## DATA FOR THIS EXERCISE

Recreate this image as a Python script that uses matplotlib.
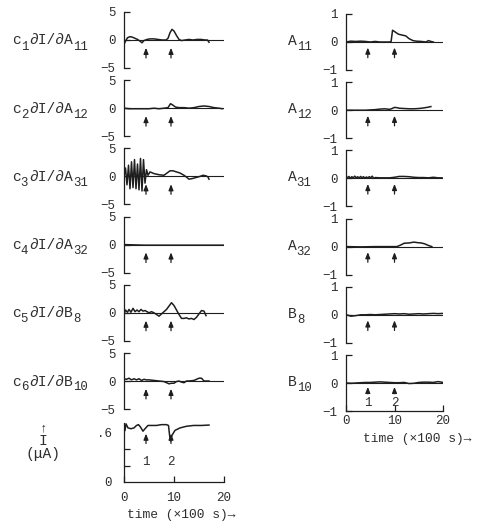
import matplotlib
matplotlib.use("Agg")
import matplotlib.pyplot as plt

plt.rcParams['font.family'] = ['Liberation Mono', 'DejaVu Sans Mono']

INK = '#1e1e1e'
TXT = '#2e2e2e'

# --- data (time in units of 100 s) ---
# labels as (text, is_subscript) pieces
left_labels = [
    [("c", 0), ("1", 1), ("∂I/∂A", 0), ("11", 1)],
    [("c", 0), ("2", 1), ("∂I/∂A", 0), ("12", 1)],
    [("c", 0), ("3", 1), ("∂I/∂A", 0), ("31", 1)],
    [("c", 0), ("4", 1), ("∂I/∂A", 0), ("32", 1)],
    [("c", 0), ("5", 1), ("∂I/∂B", 0), ("8", 1)],
    [("c", 0), ("6", 1), ("∂I/∂B", 0), ("10", 1)],
]
right_labels = [
    [("A", 0), ("11", 1)], [("A", 0), ("12", 1)], [("A", 0), ("31", 1)],
    [("A", 0), ("32", 1)], [("B", 0), ("8", 1)], [("B", 0), ("10", 1)],
]

c1_x = [0, 0.3, 0.7, 1.2, 1.7, 2.2, 2.7, 3.2, 3.6, 4.0, 4.6, 5.2, 6.0, 6.8, 7.6, 8.4, 8.8, 9.2,
        9.6, 10.0, 10.5, 11.0, 11.5, 12.2, 13.0, 13.8, 14.6, 15.4, 16.2, 16.7, 17.0]
c1_y = [-0.8, -0.2, 0.4, 0.6, 0.5, 0.3, 0.1, -0.2, -0.5, -0.1, 0.1, 0.2, 0.2, 0.1, 0.0, 0.0, 0.3, 1.3,
        1.9, 1.6, 0.8, 0.1, -0.1, 0.0, 0.1, 0.0, 0.1, 0.1, 0.0, 0.0, -0.4]

c2_x = [0, 1, 2, 3, 4, 5, 6, 7, 8, 8.8, 9.3, 9.7, 10.3, 11, 12, 13, 14, 15, 16, 17, 18, 19, 19.7]
c2_y = [0, -0.1, -0.1, -0.1, -0.1, -0.1, 0.0, -0.1, 0.0, 0.1, 0.8, 0.6, 0.2, 0.1, 0.1, 0.0, 0.1,
        0.3, 0.4, 0.3, 0.1, 0.0, -0.1]

c3_x = [0, 0.3, 0.6, 0.9, 1.2, 1.5, 1.8, 2.1, 2.4, 2.7, 3.0, 3.3, 3.6, 3.9, 4.2, 4.5, 4.8, 5.2,
        6.0, 7.0, 8.0, 8.6, 9.2, 9.8, 10.5, 11.2, 12.0, 12.6, 13.0, 13.6, 14.4, 15.2, 15.8, 16.4,
        16.8, 17.0]
c3_y = [0.0, 1.5, -1.5, 2.0, -2.2, 2.6, -2.0, 3.0, -2.2, 2.2, -2.4, 3.2, -2.6, 3.0, -1.2, 1.2,
        0.2, 0.8, 0.5, 0.3, 0.2, 0.6, 1.0, 1.0, 0.8, 0.6, 0.2, -0.2, -0.5, -0.4, -0.2, 0.0, 0.2,
        0.1, -0.1, -0.5]

c4_x = [0, 4, 8, 12, 16, 20]
c4_y = [0, -0.1, -0.1, -0.1, -0.1, -0.1]

c5_x = [0, 0.3, 0.7, 1.0, 1.4, 1.8, 2.2, 2.6, 3.0, 3.4, 3.8, 4.2, 4.6, 5.0, 5.5, 6.0, 6.5, 7.0,
        7.5, 8.0, 8.5, 9.0, 9.5, 10.0, 10.5, 11.0, 11.5, 12.0, 12.5, 13.0, 13.5, 14.0, 14.5,
        15.0, 15.5, 16.0, 16.4]
c5_y = [-0.3, 0.5, 0.1, 0.6, 0.1, 0.8, 0.2, 0.5, 0.2, 0.6, 0.3, 0.4, 0.2, 0.0, 0.2, 0.0, -0.3,
        -0.6, -0.2, 0.2, 0.6, 1.2, 1.8, 1.3, 0.5, -0.3, -1.0, -1.0, -0.9, -1.1, -1.0, -1.2, -0.8,
        -0.2, 0.4, 0.3, -0.5]

c6_x = [0, 0.5, 1.0, 1.5, 2.0, 2.5, 3.0, 3.5, 4.0, 4.5, 5.0, 6.0, 7.0, 8.0, 8.5, 9.0, 9.5, 10.0,
        10.5, 11.0, 11.5, 12.0, 12.5, 13.0, 14.0, 14.5, 15.0, 15.5, 16.0, 17.0]
c6_y = [0.4, 0.3, 0.5, 0.2, 0.4, 0.2, 0.4, 0.1, 0.3, 0.2, 0.2, 0.1, 0.0, -0.1, -0.3, -0.5, -0.4,
        -0.4, -0.1, 0.0, -0.2, -0.3, 0.0, 0.0, 0.1, 0.3, 0.5, 0.5, 0.0, 0.0]

cur_x = [0.2, 0.4, 0.8, 1.4, 2.0, 2.5, 2.9, 3.3, 3.8, 4.2, 4.8, 5.5, 6.5, 7.5, 8.5, 8.9, 9.1, 9.3,
         9.6, 10.2, 11.2, 12.5, 13.9, 15.5, 17.0]
cur_y = [0.63, 0.71, 0.66, 0.65, 0.66, 0.69, 0.70, 0.67, 0.62, 0.65, 0.69, 0.69, 0.69, 0.70, 0.70,
         0.69, 0.58, 0.50, 0.57, 0.63, 0.66, 0.68, 0.69, 0.69, 0.695]

a11_x = [0, 1, 2, 3, 4, 5, 6, 7, 8, 9, 9.3, 9.6, 10.2, 10.8, 11.5, 12.3, 13.0, 13.8, 14.5, 15.5,
         16.5, 17.0, 17.5, 18.0]
a11_y = [0.0, 0.03, 0.02, 0.03, 0.02, 0.0, 0.02, 0.0, 0.0, 0.0, 0.02, 0.42, 0.35, 0.28, 0.25, 0.22,
         0.12, 0.05, 0.03, 0.02, 0.0, 0.05, 0.02, 0.0]

a12_x = [0, 2, 4, 6, 7, 8, 9, 9.5, 10, 10.5, 11, 12, 13, 14, 15, 16, 17, 17.5]
a12_y = [0, 0, 0, 0.02, 0.04, 0.05, 0.03, 0.06, 0.1, 0.09, 0.07, 0.06, 0.05, 0.05, 0.06, 0.08,
         0.11, 0.13]

a31_x = [0, 0.3, 0.6, 0.9, 1.2, 1.5, 1.8, 2.1, 2.4, 2.7, 3.0, 3.3, 3.6, 3.9, 4.2, 4.5, 4.8, 5.1,
         5.4, 5.7, 6.0, 7, 8, 9, 10, 11, 12, 13, 14, 15, 16, 17, 18, 19, 19.8]
a31_y = [0.08, 0.02, 0.07, 0.01, 0.06, 0.02, 0.08, 0.02, 0.06, 0.01, 0.07, 0.02, 0.06, 0.01, 0.05,
         0.02, 0.06, 0.02, 0.08, 0.0, 0.03, 0.02, 0.02, 0.02, 0.04, 0.07, 0.07, 0.06, 0.04, 0.03,
         0.03, 0.02, 0.04, 0.02, 0.02]

a32_x = [0, 3, 6, 9, 10.5, 11.2, 12, 13, 14, 14.8, 15.5, 16.2, 17, 17.7]
a32_y = [0, -0.01, 0, 0, 0.0, 0.05, 0.12, 0.13, 0.16, 0.14, 0.13, 0.1, 0.04, 0.0]

b8_x = [0, 0.5, 1, 1.5, 2, 3, 4, 5, 6, 7, 8, 9, 10, 11, 12, 13, 14, 15, 16, 17, 18, 19, 20]
b8_y = [0.0, -0.02, -0.05, -0.04, -0.03, 0.0, 0.0, 0.01, 0.0, 0.01, 0.02, 0.03, 0.04, 0.03, 0.04,
        0.02, 0.03, 0.04, 0.03, 0.04, 0.05, 0.04, 0.05]

b10_x = [0, 1, 2, 3, 4, 5, 6, 7, 8, 9, 10, 11, 12, 13, 14, 15, 16, 17, 18, 19, 20]
b10_y = [0.0, -0.01, 0.0, 0.01, 0.02, 0.02, 0.03, 0.04, 0.03, 0.02, 0.01, 0.01, 0.02, -0.02, -0.01,
         0.02, 0.03, 0.03, 0.02, 0.05, 0.02]

left_series = [(c1_x, c1_y), (c2_x, c2_y), (c3_x, c3_y), (c4_x, c4_y), (c5_x, c5_y), (c6_x, c6_y)]
right_series = [(a11_x, a11_y), (a12_x, a12_y), (a31_x, a31_y), (a32_x, a32_y), (b8_x, b8_y),
                (b10_x, b10_y)]

# perturbation times (arrows 1 and 2)
events_left = [4.4, 9.4]
events_right = [4.5, 10.0]
event_names = ["1", "2"]

W, H = 480, 523
fig = plt.figure(figsize=(W / 100, H / 100), dpi=100)
fig.patch.set_facecolor('white')
renderer = fig.canvas.get_renderer()

TICK_FS = 9
LABEL_FS = 10.5


def add_ax(left, top, w, h):
    return fig.add_axes([left / W, 1 - (top + h) / H, w / W, h / H])


def style(ax):
    for s in ['top', 'right', 'bottom']:
        ax.spines[s].set_visible(False)
    ax.spines['left'].set_color(INK)
    ax.spines['left'].set_linewidth(0.9)
    ax.set_xticks([])
    ax.tick_params(axis='y', direction='in', length=4, width=0.9, color=INK,
                   labelsize=TICK_FS, labelcolor=TXT, pad=6)
    ax.set_facecolor('none')


def arrow(ax, x, y0, y1):
    ax.annotate('', xy=(x, y1), xytext=(x, y0),
                arrowprops=dict(arrowstyle='-|>,head_length=0.35,head_width=0.14',
                                lw=0.9, color=INK, shrinkA=0, shrinkB=0))


def rich_label(x_px, base_px, parts):
    # main text on a baseline, subscripts a bit smaller and lower
    x = x_px
    for txt, sub in parts:
        fs = LABEL_FS * 0.85 if sub else LABEL_FS
        y = base_px + (5 if sub else 0)
        t = fig.text(x / W, 1 - y / H, txt, ha='left', va='baseline', fontsize=fs, color=TXT)
        x += t.get_window_extent(renderer).width + (1 if sub else 0)


PITCH = 68.2

# --- left column: scaled sensitivities ---
for k, ((x, y), lab) in enumerate(zip(left_series, left_labels)):
    top = 12 + PITCH * k
    ax = add_ax(124, top, 100, 56)
    style(ax)
    ax.set_xlim(0, 20)
    ax.set_ylim(-5, 5)
    ax.set_yticks([-5, 0, 5])
    ax.set_yticklabels(['−5', '0', '5'])
    ax.plot([0, 19.7], [0, 0], color=INK, lw=0.8)
    ax.plot(x, y, color=INK, lw=1.1)
    for ev in events_left:
        arrow(ax, ev, -3.2, -1.4)
    rich_label(12, top + 28 + 4.5, lab)

# --- current trace ---
ax = add_ax(124, 423, 100, 59)
for s in ['top', 'right']:
    ax.spines[s].set_visible(False)
for s in ['left', 'bottom']:
    ax.spines[s].set_color(INK)
    ax.spines[s].set_linewidth(0.9)
ax.set_facecolor('none')
ax.set_xlim(0, 20)
ax.set_ylim(0, 0.72)
ax.plot(cur_x, cur_y, color=INK, lw=1.1)
ax.set_xticks([0, 10, 20])
ax.tick_params(axis='x', direction='in', length=4, width=0.9, color=INK,
               labelsize=TICK_FS, labelcolor=TXT, pad=7)
ax.set_yticks([0, 0.6])
ax.set_yticklabels(['0', '.6'])
ax.set_yticks([0.2, 0.4], minor=True)
ax.tick_params(axis='y', which='major', length=0, labelsize=TICK_FS, labelcolor=TXT, pad=9)
ax.tick_params(axis='y', which='minor', direction='in', length=4, width=0.9, color=INK)
for ev, name in zip(events_left, event_names):
    arrow(ax, ev, 0.47, 0.59)
    ax.text(ev, 0.25, name, ha='center', va='center', fontsize=TICK_FS, color=TXT)
fig.text(181 / W, 1 - 515 / H, "time (×100 s)→", ha='center', va='center', fontsize=9.3, color=TXT)
fig.text(43 / W, 1 - 428 / H, "↑", ha='center', va='center', fontsize=9, color=TXT)
fig.text(43 / W, 1 - 441 / H, "I", ha='center', va='center', fontsize=LABEL_FS, color=TXT)
fig.text(43 / W, 1 - 454 / H, "(μA)", ha='center', va='center', fontsize=LABEL_FS, color=TXT)

# --- right column: parameter estimates ---
for k, ((x, y), lab) in enumerate(zip(right_series, right_labels)):
    top = 14 + PITCH * k
    ax = add_ax(346, top, 97, 56)
    style(ax)
    ax.set_xlim(0, 20)
    ax.set_ylim(-1, 1)
    ax.set_yticks([-1, 0, 1])
    ax.set_yticklabels(['−1', '0', '1'])
    ax.plot([0, 20], [0, 0], color=INK, lw=0.8)
    ax.plot(x, y, color=INK, lw=1.1)
    rich_label(288, top + 28 + 3, lab)
    if k < 5:
        for ev in events_right:
            arrow(ax, ev, -0.56, -0.2)
    else:
        ax.spines['bottom'].set_visible(True)
        ax.spines['bottom'].set_color(INK)
        ax.spines['bottom'].set_linewidth(0.9)
        ax.set_xticks([0, 10, 20])
        ax.tick_params(axis='x', direction='in', length=4, width=0.9, color=INK,
                       labelsize=TICK_FS, labelcolor=TXT, pad=3)
        for ev, name in zip(events_right, event_names):
            arrow(ax, ev, -0.38, -0.14)
            ax.text(ev, -0.72, name, ha='center', va='center', fontsize=TICK_FS, color=TXT)

fig.text(417 / W, 1 - 439 / H, "time (×100 s)→", ha='center', va='center', fontsize=9.3, color=TXT)

fig.savefig("out.png", dpi=100, facecolor='white')
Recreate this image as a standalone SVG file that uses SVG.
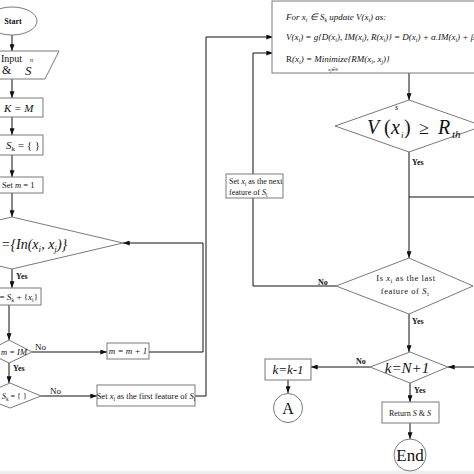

## TASK GOAL
Begin at the first line of the data above and repeat each line exactly, stopping after the line containing "TXT = '#2e2e2e'". Omit the pictures.

## RESPONSE FOR THIS EXERCISE
Recreate this image as a Python script that uses matplotlib.
import matplotlib
matplotlib.use("Agg")
import matplotlib.pyplot as plt

plt.rcParams['font.family'] = ['Liberation Mono', 'DejaVu Sans Mono']

INK = '#1e1e1e'
TXT = '#2e2e2e'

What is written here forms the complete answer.